Without a doubt, the best of the 6-7 position players and the man to whom Judge is often compared is the former Ohio State basketball and baseball Buckeye, Frank Howard. Howard did indeed corral his elongated swing and went on to play 16 years, using his 255 lbs. to power 382 baseballs over distant fences while fashioning a very respectable .272 career batting average, especially for a power batter.
Just one more inch down, the 6-6 category, brings us to names many will remember, such as Dave Kingman, who despite a career batting average of just .236, found the baseball with his Louisville Slugger often enough to homer 442 times and,
seemingly, always found plenty of baseball suitors, playing for eight different teams over sixteen years, while picking up a couple pretty cool nicknames along the way, Sky King and King Kong..
Without question, the best of the 6-6ers would be Hall of Fame outfielder Dave Winfield, not only a member of the elite 3,000 hit club but a lifetime .283 hitter as well. As to how he mastered his long swing, well, it helps when you were as athletically gifted as Winfield was. He remains the only man ever to be drafted by four different professional leagues- the NBA, ABA, NFL and MLB.
Certainly, with Aaron Judge’s potential, there is the expectation that perhaps fifteen or so years down the road, he’ll have eclipsed both baseball’s historical swing and misses and the few Colossus elites.

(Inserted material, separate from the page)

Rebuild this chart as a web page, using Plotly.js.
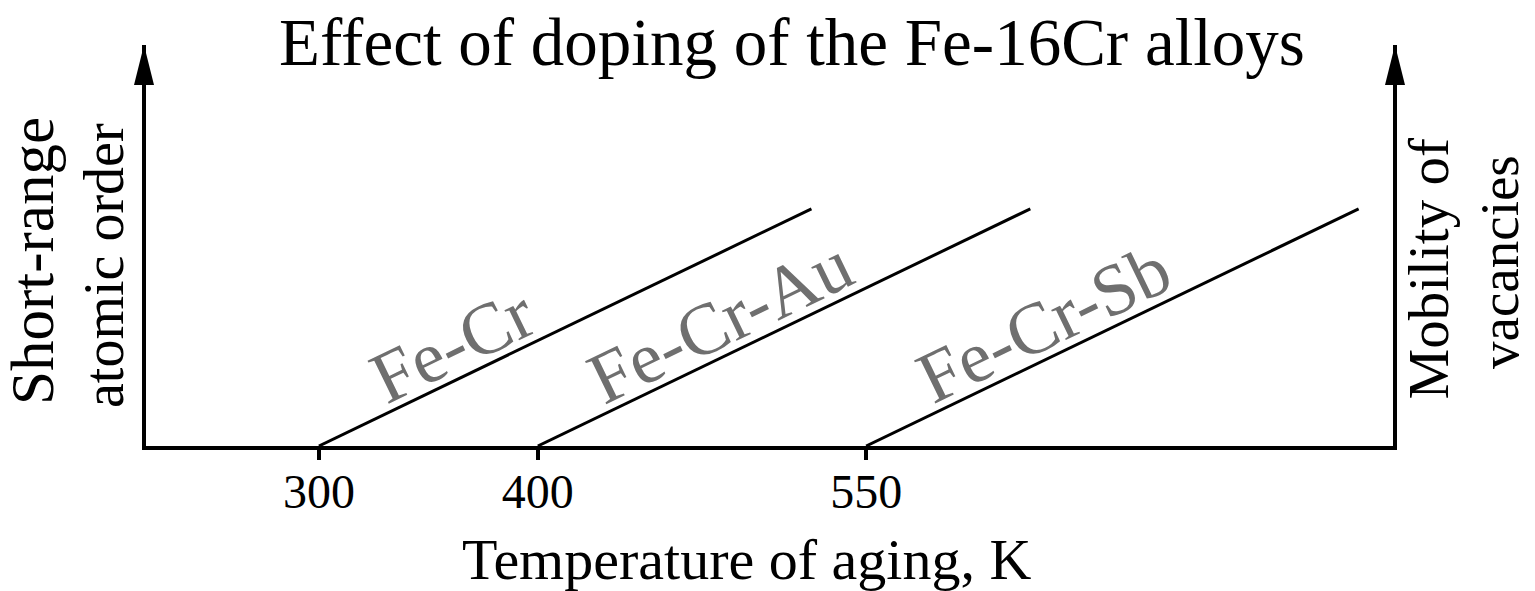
<!DOCTYPE html>
<html>
<head>
<meta charset="utf-8">
<script src="https://cdn.plot.ly/plotly-3.0.1.min.js"></script>
<style>
  html, body { margin: 0; padding: 0; background: #ffffff; }
  #chart { width: 1535px; height: 591px; }
</style>
</head>
<body>
<div id="chart"></div>
<script>
// ---------------- data ----------------
const seriesNames = ['Fe-Cr', 'Fe-Cr-Au', 'Fe-Cr-Sb'];
const onsetTemperatures = [300, 400, 550];   // K, where each line leaves the axis
const endTemperatures = [525, 625, 775];     // K, where each line ends
const onsetLevels = [0, 0, 0];
const endLevels = [1, 1, 1];
const tickValues = [300, 400, 550];
const tickLabels = ['300', '400', '550'];
const chartTitle = 'Effect of doping of the Fe-16Cr alloys';
const xTitle = 'Temperature of aging, K';
const leftTitleLines = ['Short-range', 'atomic order'];
const rightTitleLines = ['Mobility of', 'vacancies'];

// ---------------- layout / style ----------------
const FONT = '"Liberation Serif", "Times New Roman", Times, serif';
const W = 1535, H = 591;
const M = { l: 146, r: 142, t: 45, b: 145 };
const plotW = W - M.l - M.r;
const plotH = H - M.t - M.b;
const xRange = [221, 790.7];
const yRange = [0, 1.691];

const labelFrac = [0.30, 0.40, 0.39];
const labelAngle = -25.9;
const labelShift = { x: -14.5, y: 29.7 };
const labelColor = '#6f6f6f';

const px2paperX = px => (px - M.l) / plotW;
const py2paperY = py => (M.t + plotH - py) / plotH;

const traces = seriesNames.map((name, i) => ({
  type: 'scatter',
  mode: 'lines',
  name: name,
  x: [onsetTemperatures[i], endTemperatures[i]],
  y: [onsetLevels[i], endLevels[i]],
  line: { color: '#000000', width: 3 },
  showlegend: false,
  hoverinfo: 'skip'
}));

const annotations = [];

// series labels along each line
seriesNames.forEach((name, i) => {
  const f = labelFrac[i];
  annotations.push({
    xref: 'x', yref: 'y',
    x: onsetTemperatures[i] + f * (endTemperatures[i] - onsetTemperatures[i]),
    y: onsetLevels[i] + f * (endLevels[i] - onsetLevels[i]),
    xshift: labelShift.x, yshift: labelShift.y,
    text: name, showarrow: false,
    textangle: labelAngle,
    xanchor: 'center', yanchor: 'middle',
    font: { family: FONT, size: 73, color: labelColor }
  });
});

// x-axis title
annotations.push({
  xref: 'paper', yref: 'paper',
  x: px2paperX(746), y: py2paperY(559),
  text: xTitle, showarrow: false,
  xanchor: 'center', yanchor: 'middle',
  font: { family: FONT, size: 58, color: '#000000' }
});

// side titles (rotated)
const sideTitlePos = [
  { text: leftTitleLines[0], x: 32, y: 261, size: 61 },
  { text: leftTitleLines[1], x: 104, y: 266, size: 56 },
  { text: rightTitleLines[0], x: 1428.4, y: 269, size: 57 },
  { text: rightTitleLines[1], x: 1499, y: 262, size: 55 }
];
sideTitlePos.forEach(p => {
  annotations.push({
    xref: 'paper', yref: 'paper',
    x: px2paperX(p.x), y: py2paperY(p.y),
    text: p.text, showarrow: false, textangle: -90,
    xanchor: 'center', yanchor: 'middle',
    font: { family: FONT, size: p.size, color: '#000000' }
  });
});

// arrow heads at the top of both vertical axes
const shapes = [
  {
    type: 'path', xref: 'paper', yref: 'paper',
    xsizemode: 'pixel', ysizemode: 'pixel', xanchor: 0, yanchor: 1,
    path: 'M-2,0 L-12,-40 L8,-40 Z',
    fillcolor: '#000000', line: { width: 0 }
  },
  {
    type: 'path', xref: 'paper', yref: 'paper',
    xsizemode: 'pixel', ysizemode: 'pixel', xanchor: 1, yanchor: 1,
    path: 'M2,0 L-8,-40 L12,-40 Z',
    fillcolor: '#000000', line: { width: 0 }
  }
];

const layout = {
  width: W, height: H,
  margin: M,
  paper_bgcolor: '#ffffff',
  plot_bgcolor: '#ffffff',
  showlegend: false,
  title: {
    text: chartTitle,
    font: { family: FONT, size: 67, color: '#000000' },
    xref: 'container', x: 792 / W, xanchor: 'center',
    yref: 'container', y: 1 - 65 / H, yanchor: 'bottom'
  },
  xaxis: {
    range: xRange,
    showline: true, linewidth: 4, linecolor: '#000000',
    ticks: 'outside', ticklen: 10, tickwidth: 4, tickcolor: '#000000',
    tickmode: 'array', tickvals: tickValues, ticktext: tickLabels,
    ticklabelstandoff: -10,
    tickfont: { family: FONT, size: 48, color: '#000000' },
    showgrid: false, zeroline: false, fixedrange: true
  },
  yaxis: {
    range: yRange,
    showline: true, mirror: true, linewidth: 4, linecolor: '#000000',
    ticks: '', showticklabels: false,
    showgrid: false, zeroline: false, fixedrange: true
  },
  annotations: annotations,
  shapes: shapes
};

Plotly.newPlot('chart', traces, layout, { staticPlot: true, displayModeBar: false });
</script>
</body>
</html>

As has been said, only time will tell, but the projections remain strong.
While so many fans are enjoying the Judge Show, perhaps, none are enjoying it as much as Judge’s own personal fan section who sit in right field at Yankee Stadium, dressed in judges’ robes and old-time powdered wigs. There they wait for an opportunity when their young hero hammers a deep one to stand in unison as everyone around the park screams in less-than-reverential courtroom tones, “All rise!”